In this new kind of war, Western intelligence agencies ought now to be operating in the employment market, offering retainers to keep such scientists out of mischief. Even if they were paid $100,000 a year each: One billion dollars, as an item in a homeland defense budget, would be a trifling price to pay to avert a nuclear explosion in downtown Los Angeles.
The concept has its roots in an earlier time, coming out of a more traditional war. In 1945, the United States conducted an operation, code-named Paperclip, to hire Germany's military scientists before the Soviet Union could. One of Paperclip's successes was Werner von Braun, the father of American's space program. An unfortunate mood of complacency during the years of American nuclear monopoly ultimately allowed the Soviets and their harvest of second-team rocket technologists to score a victory during the 1950s. The same mistake must not be made again.
It will be equally important to operate in the market for loose nuclear material. Fissionable material, closely guarded wherever it is held, is regularly reported missing. We do not know whether the reports are true or not, but we cannot afford, in this new war, to take a chance. Intelligence officers should be authorized to offer whatever it takes to buy rogue warhead material. Western states have an advantage in the marketplace over terrorists who, rich as they may be, cannot match what national treasuries can offer. And since terrorist networks, it can be said with certainty, do not today have the facilities to produce nuclear material, an advantage in the marketplace is crucial.
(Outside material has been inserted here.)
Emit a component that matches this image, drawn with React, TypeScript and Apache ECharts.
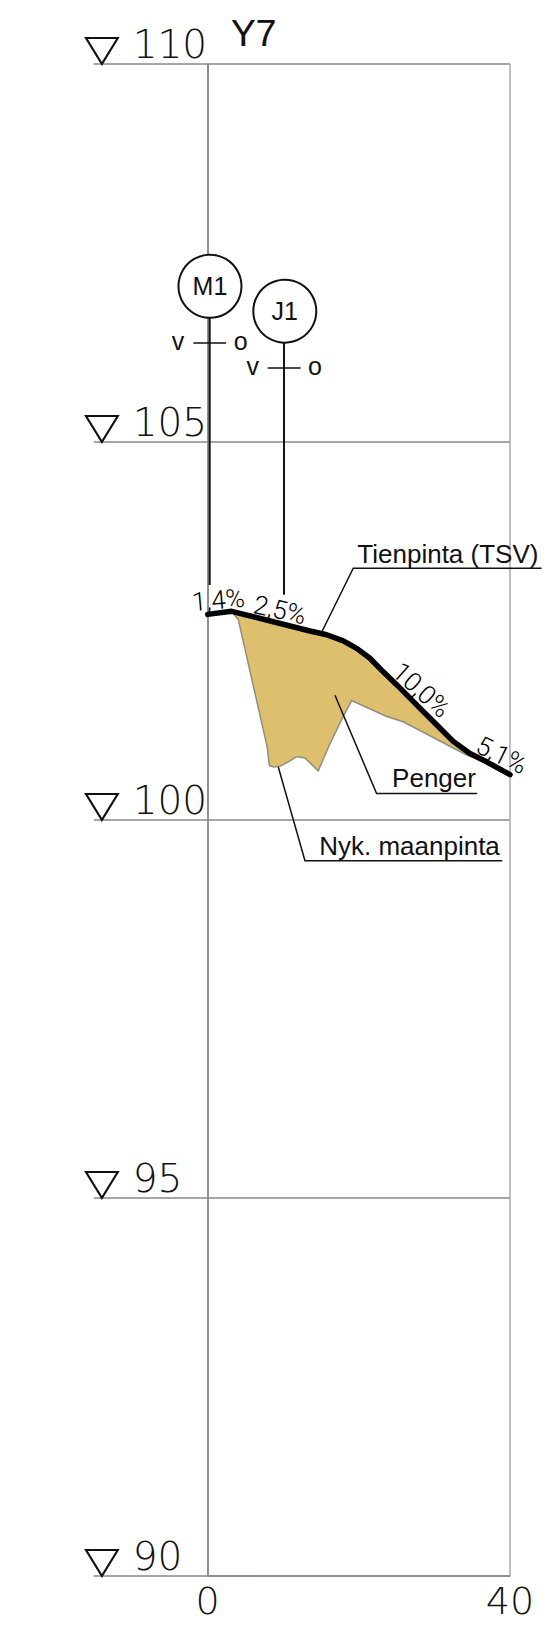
import React, { useEffect, useRef } from "react";
import * as echarts from "echarts";

const xTicks = [0, 40];
const elevations = [90, 95, 100, 105, 110];

const roadSurface: number[][] = [
  [0, 102.72], [3.17, 102.76], [13.53, 102.5], [15.74, 102.45], [17.94, 102.37], [19.71, 102.27],
  [21.47, 102.14], [23.23, 101.96], [25, 101.79], [28.08, 101.48], [30.29, 101.26], [32.49, 101.04],
  [34.7, 100.88], [36.9, 100.77], [40, 100.6],
];
const embankment: number[][] = [
  [3.17, 102.76], [13.53, 102.5], [15.74, 102.45], [17.94, 102.37], [19.71, 102.27],
  [21.47, 102.14], [23.23, 101.96], [25, 101.79], [28.08, 101.48], [30.29, 101.26], [32.49, 101.04],
  [34.7, 100.88], [36.9, 100.77],
  [34.26, 100.86], [25.87, 101.3], [23.68, 101.37], [19.05, 101.58], [17.94, 101.37],
  [16.18, 101.01], [14.63, 100.65], [12.87, 100.82], [11.77, 100.84], [10.66, 100.77],
  [9.56, 100.71], [8.68, 100.7], [8.15, 100.72], [7.9, 100.95], [4.05, 102.65],
];

const leaderTien = [[15.16, 102.5], [19.26, 103.33], [44.18, 103.33]];
const leaderPenger = [[16.84, 101.65], [22.35, 100.35], [35.66, 100.35]];
const leaderNyk = [[9.34, 100.7], [12.87, 99.46], [38.97, 99.46]];
const stemM1 = [[0.26, 106.64], [0.26, 103.11]];
const stemJ1 = [[10.1, 106.32], [10.1, 102.98]];
const crossM1 = [[-1.9, 106.31], [2.44, 106.31]];
const crossJ1 = [[7.94, 105.98], [12.3, 105.98]];

const circleLabels = [
  { name: "M1", value: [0.3, 107.06] },
  { name: "J1", value: [10.2, 106.73] },
];
const sideLabels = [
  { name: "v", value: [-3.93, 106.33] },
  { name: "o", value: [4.36, 106.33] },
  { name: "v", value: [5.95, 106.0] },
  { name: "o", value: [14.2, 106.0] },
];
const calloutLabels = [
  { name: "Tienpinta (TSV)", value: [19.8, 103.52] },
  { name: "Penger", value: [24.4, 100.56] },
  { name: "Nyk. maanpinta", value: [14.75, 99.66] },
];
const slopeLabels = [
  { name: "1,4%", value: [1.4, 102.91], angle: 5 },
  { name: "2,5%", value: [9.56, 102.78], angle: -13 },
  { name: "10,0%", value: [28.3, 101.72], angle: -42 },
  { name: "5,1%", value: [38.9, 100.86], angle: -26 },
];
const markerX = -14;

const SANS = "Liberation Sans";
const THIN = "Roboto";
const AXIS_FONT = "DejaVu Sans";

const thinLeaders = [leaderTien, leaderPenger, leaderNyk, crossM1, crossJ1];
const stems = [stemM1, stemJ1];

function polylines(name: string, lines: number[][][], width: number) {
  return {
    type: "custom", name, coordinateSystem: "cartesian2d", clip: false, z: 6,
    data: lines.map((_, i) => [i]),
    encode: { x: 0 },
    renderItem: (params: any, api: any) => ({
      type: "polyline",
      shape: { points: lines[params.dataIndex].map((p) => api.coord(p)) },
      style: { fill: "none", stroke: "#111", lineWidth: width },
    }),
  };
}

const solidLabel = { itemStyle: { opacity: 1 } };

export default function App() {
  const ref = useRef<HTMLDivElement>(null);
  useEffect(() => {
    const chart = echarts.init(ref.current!, undefined, { renderer: "svg" });
    chart.setOption({
      animation: false,
      backgroundColor: "#fff",
      title: {
        text: "Y7", left: 226, top: 10,
        textStyle: {
          fontFamily: SANS, fontSize: 37, fontWeight: "normal", color: "#111",
          textBorderColor: "#111", textBorderWidth: 0.2,
        },
      },
      grid: { left: 207.7, top: 64, width: 302.3, height: 1512, containLabel: false },
      xAxis: {
        type: "value", min: 0, max: 40, interval: 40,
        axisLine: { show: true, lineStyle: { color: "#888", width: 1.5 } },
        axisTick: { show: false },
        splitLine: { show: true, lineStyle: { color: ["#888", "#aaa"], width: 1.5 } },
        axisLabel: {
          margin: 6, fontFamily: AXIS_FONT, fontWeight: 200, fontSize: 38, color: "#111",
          formatter: (v: number) => (xTicks.includes(v) ? String(v) : ""),
        },
      },
      yAxis: {
        type: "value", min: 90, max: 110, interval: 5,
        axisLine: { show: true, onZero: false, lineStyle: { color: "#888", width: 1.5 } },
        axisTick: { show: true, length: 114, lineStyle: { color: "#888", width: 1.5 } },
        splitLine: { show: true, lineStyle: { color: "#888", width: 1.5 } },
        axisLabel: {
          margin: 75, align: "left", verticalAlign: "bottom", lineHeight: 40,
          fontFamily: AXIS_FONT, fontWeight: 200, fontSize: 39, color: "#111",
          formatter: (v: number) => (elevations.includes(v) ? String(v) : ""),
        },
      },
      series: [
        {
          type: "custom", coordinateSystem: "cartesian2d", clip: false, z: 3,
          data: embankment,
          encode: { x: 0, y: 1 },
          renderItem: (params: any, api: any) => {
            if (params.dataIndex !== 0) return { type: "group", children: [] };
            return {
              type: "polygon",
              shape: { points: embankment.map((p) => api.coord(p)) },
              style: { fill: "#DDBF6E", stroke: "#8f8f80", lineWidth: 1.5 },
            };
          },
        },
        {
          type: "line", data: roadSurface, clip: false, showSymbol: false, symbol: "none", z: 5,
          lineStyle: { color: "#000", width: 5.5, cap: "round", join: "round" },
        },
        polylines("leaders", thinLeaders, 1.5),
        polylines("stems", stems, 2),
        {
          type: "scatter", clip: false, z: 7, symbol: "circle", symbolSize: 63,
          data: circleLabels,
          itemStyle: { color: "#fff", borderColor: "#111", borderWidth: 2, opacity: 1 },
          label: {
            show: true, position: "inside", formatter: "{b}",
            fontFamily: SANS, fontSize: 25, color: "#111",
          },
        },
        {
          type: "scatter", clip: false, z: 4,
          symbol: "path://M0 0 L32 0 L16 26 Z", symbolSize: [32, 26], symbolOffset: [0, -13],
          data: elevations.map((e) => [markerX, e]),
          itemStyle: { color: "rgba(255,255,255,0)", borderColor: "#111", borderWidth: 2, opacity: 1 },
        },
        {
          type: "scatter", clip: false, z: 8, symbolSize: 0, data: sideLabels, ...solidLabel,
          label: {
            show: true, position: "inside", align: "center", verticalAlign: "middle",
            formatter: "{b}", fontFamily: SANS, fontSize: 25, color: "#111",
          },
        },
        {
          type: "scatter", clip: false, z: 8, symbolSize: 0, data: calloutLabels, ...solidLabel,
          label: {
            show: true, position: "inside", align: "left", verticalAlign: "middle",
            formatter: "{b}", fontFamily: SANS, fontSize: 26, color: "#111",
          },
        },
        {
          type: "scatter", clip: false, z: 8, symbolSize: 0, ...solidLabel,
          data: slopeLabels.map((s) => ({
            name: s.name, value: s.value,
            label: { rotate: s.angle },
          })),
          label: {
            show: true, position: "inside", align: "center", verticalAlign: "middle",
            formatter: "{b}", fontFamily: THIN, fontWeight: 300, fontSize: 26, color: "#000",
          },
        },
      ],
    });
    return () => chart.dispose();
  }, []);
  return <div ref={ref} style={{ position: "absolute", left: 0, top: 0, width: 550, height: 1630 }} />;
}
Another theater of this new war in which superior wealth is an advantage is electronic communication. It has not yet been revealed how the Sept. 11 terrorists coordinated their atrocity, but suspicion must fall on the Internet and e-mail. The so-called "strong encryption" developed by software manufacturers to guarantee secure online transactions can defeat the most intense attack by intercept and decryption agencies in even the most-advanced nations. As William Crowell, a former deputy director of the National Security Agency, America's cipher-cracking organization, has explained with only slight exaggeration, "If all the personal computers in the world were put to work on a [strongly encrypted] message, it would still take an estimated 12 million times the age of the universe to break a single message."
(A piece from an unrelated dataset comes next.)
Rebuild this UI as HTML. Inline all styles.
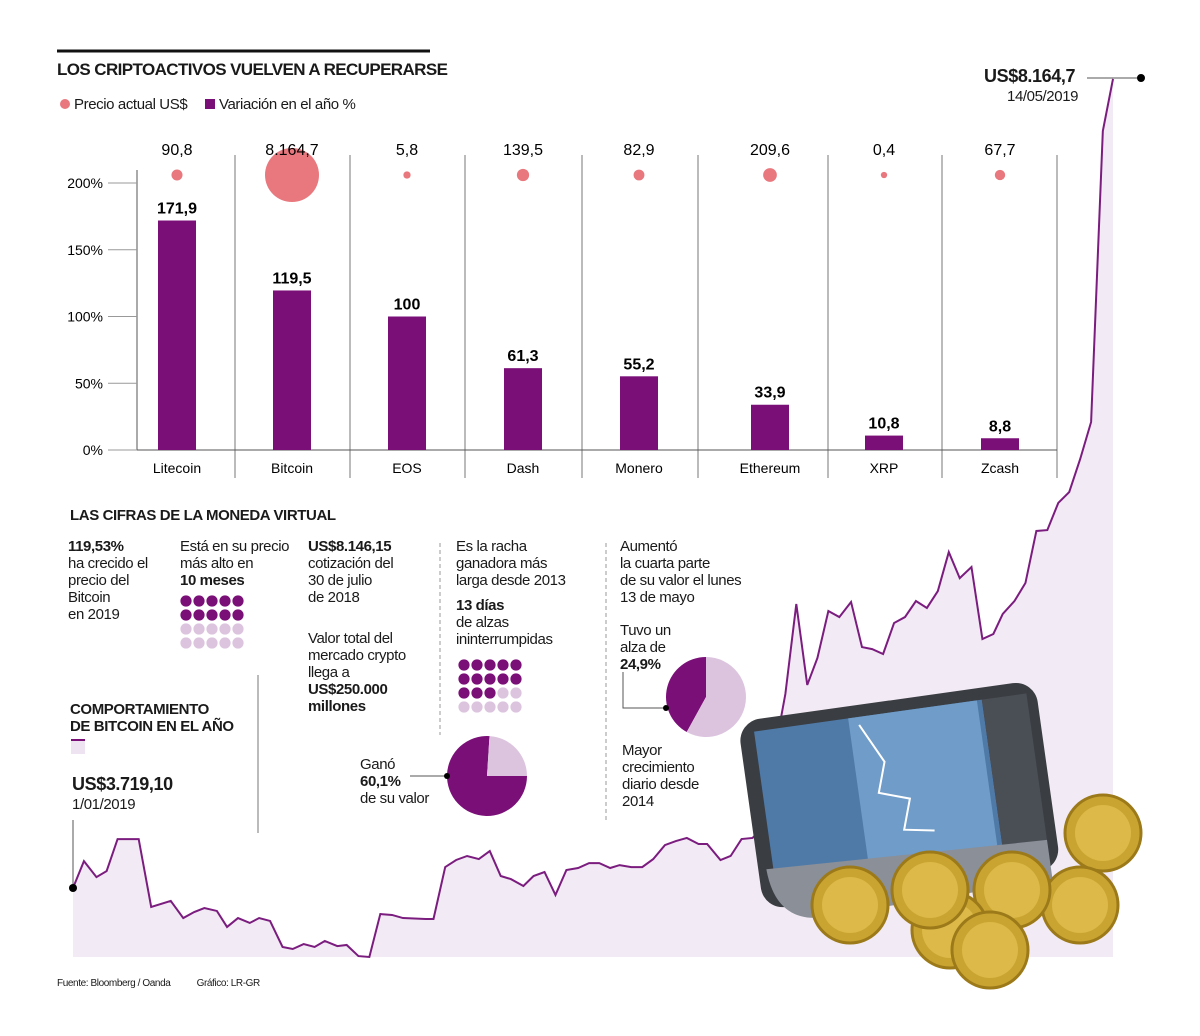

The computer industry is already bristling at the suggestion that the government should interfere in any way with Internet traffic, throwing up a smoke-screen of privacy and other objections. That is a matter that will have to be settled at the political and legal levels. But war does change things. Should Japanese foreign nationals have been allowed to transmit encrypted messages on the Internet, had it then existed, in the weeks before Pearl Harbor?
Would it not make sense to ban the passage of strongly encrypted messages, the key to which has not been supplied to the security agencies?
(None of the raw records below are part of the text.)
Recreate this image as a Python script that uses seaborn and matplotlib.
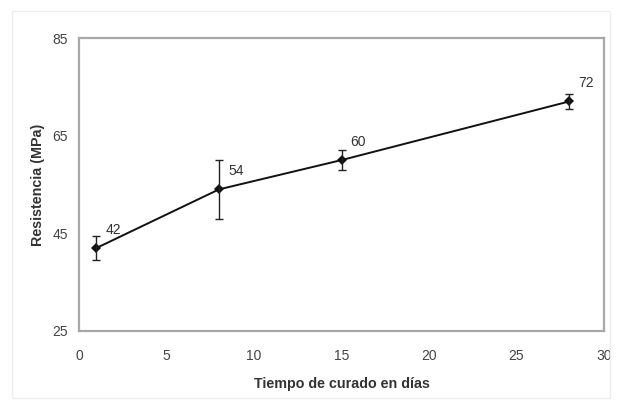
import matplotlib
matplotlib.use("Agg")
import matplotlib.pyplot as plt
import pandas as pd
import seaborn as sns

# Data
dias = [1, 8, 15, 28]
resistencia = [42, 54, 60, 72]
error = [2.4, 6.0, 2.0, 1.6]
etiquetas = ["42", "54", "60", "72"]

sns.set_theme(style="white")
plt.rcParams["font.family"] = ["Liberation Sans", "DejaVu Sans"]

df = pd.DataFrame({"dias": dias, "res": resistencia, "err": error})

fig = plt.figure(figsize=(6.19, 4.03), dpi=100)
ax = fig.add_axes([0.1276, 0.1787, 0.8482, 0.727])

sns.lineplot(data=df, x="dias", y="res", color="#111111", lw=1.4,
             marker="D", markersize=5, markeredgewidth=0, ax=ax)
ax.errorbar(df["dias"], df["res"], yerr=df["err"], fmt="none",
            ecolor="#222222", elinewidth=1.0, capsize=3, capthick=1.0)

for x, y, t in zip(dias, resistencia, etiquetas):
    ax.annotate(t, (x, y), xytext=(9, 11), textcoords="offset pixels",
                fontsize=10, color="#333333", ha="left", va="bottom")

ax.set_xlim(0, 30)
ax.set_ylim(25, 85)
ax.set_xticks([0, 5, 10, 15, 20, 25, 30])
ax.set_yticks([25, 45, 65, 85])
ax.tick_params(axis="both", labelsize=10, colors="#444444", length=0)
ax.tick_params(axis="x", pad=13)
ax.tick_params(axis="y", pad=8)
ax.set_xlabel("Tiempo de curado en días", fontsize=10.3, fontweight="bold",
              color="#333333", labelpad=10)
ax.set_ylabel("Resistencia (MPa)", fontsize=10.3, fontweight="bold",
              color="#333333", labelpad=5)
for s in ax.spines.values():
    s.set_color("#a8a8a8")
    s.set_linewidth(1.6)

# faint outer chart border
fig.patches.append(plt.Rectangle((0.02, 0.012), 0.965, 0.96,
                                 transform=fig.transFigure, fill=False,
                                 edgecolor="#eeeeee", lw=1.0))

fig.savefig("out.png", dpi=100)
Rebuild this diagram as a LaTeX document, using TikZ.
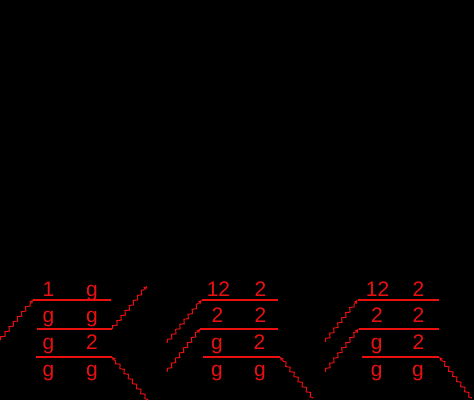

Internet professionals object that such keys, which are used to encipher commercial information, could never be held securely. The temptation of profit would guarantee that business rivals would acquire access. Frankly, if the choice is between damage to the business of private companies and damage to the lives of millions of innocent victims of terrorism, who cares? Civil libertarians will protest at the thought that a security agent may be listening in. A time will come when civil libertarians will wonder how they ever thought that enemies of society allowed for any liberties at all.
The world changed on Sept. 11. Now the nature of war must change to keep up with it.